Take the time to read our guide links below. You will find them hopefully very helpful; and something you can come back to.
They also contain resources, including contact for pet bereavement - and that includes looking after a terminally ill pet. Being able to talk about your feelings to somebody who understands and who can give them a contructive direction rather than a self-destructive one is the best you can do for yourself. You do not have to fight this fight and face this loss all alone. All our forum members who have made use of these services in their own unconsolable grief or desperation have come back with a positive feedback that they were feeling better in themselves. Not right, but definitely better.
A Practical and Sensitive Guide to Dying, Terminal Illness and Euthanasia in Guinea Pigs
Human Bereavement: Grieving, Coping and Support Links for Guinea Pig Owners and Their Children
Enrichment Ideas for Guinea Pigs
If is any consolation to you, I have just lost two not very old piggies just over two weeks apart very unexpectedly this year. Neither death was preventable; they happened out of the blue. I have to keep telling myself that.
PS: I lost my Llewelyn, my Tribe founding patriarch, to a deep-seated abdominal tumour that had already spread into the gut by the time it was diagnosed. It wasn't easy for me at all because it brought back many memories of my dad's battle with cancer, especially in the later stages. But I also found that it had helped me in some way to come to terms more with my dad's cancer afterwards. Llewelyn lived out his life with his then ten wives who were looking out for him until his time had come; so I think I have done right by him and have given him the happiest of boar lives!
Here is a picture of him having his support feed in the last weeks. And yes, even 9 years after his passing, I still miss him but I can now also cherish the fact that he has been in my life and has made it, and me, so much richer - because I still have precious memories that make me smile and feel fuzzy and warm when I look back at them despite the underlying sadness.

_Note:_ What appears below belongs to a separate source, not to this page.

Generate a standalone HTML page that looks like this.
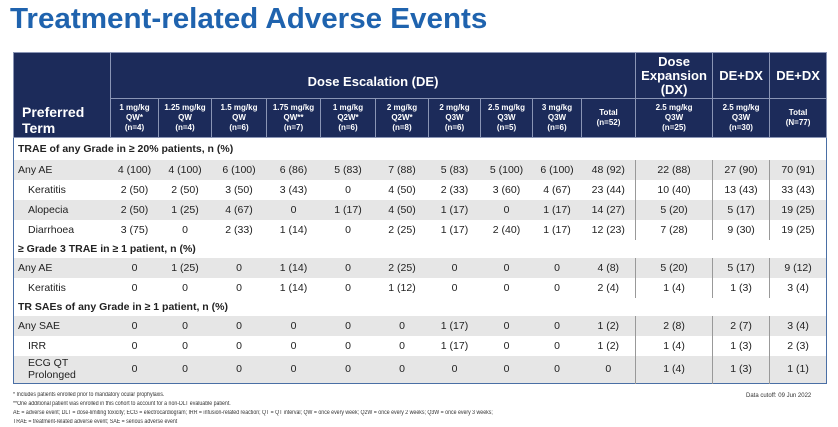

Please don't give up on your pets because it will always leave you with a bitter taste and make you feel like a betrayer. It is something even harder to get away from, believe me!
From having had to give up some of my piggies due to circumstances beyond my control, I also know that even when they go to live with a friend's piggies and you can still visit them and speak to them on the phone (and they will always continue to recognise you and your voice), you still have to go through the whole grieving process the moment they leave you, just the same as they had died then. Because they have been part of your life and will always be your beloved babies!
Please don't burden yourself with even more pain at this time, as dark as it may look to you right now. Go and look for all the little loves and pleasures that you can give and receive; that can lighten your life and brighten your mood - and make your pet ownership worth it. Because when you know that you have given all the love you could, then you also know that your grief is only the expression of the love you can no longer give to that special being - but your well of love is still flowing and making a difference to other lives.
I hope that this helps you? We are here to help you along the if you wish to. Just stick with this thread and let your gem of a husband take over whenever you feel overwhelmed - with the promise from you that you speak to somebody in the time he is doing the work.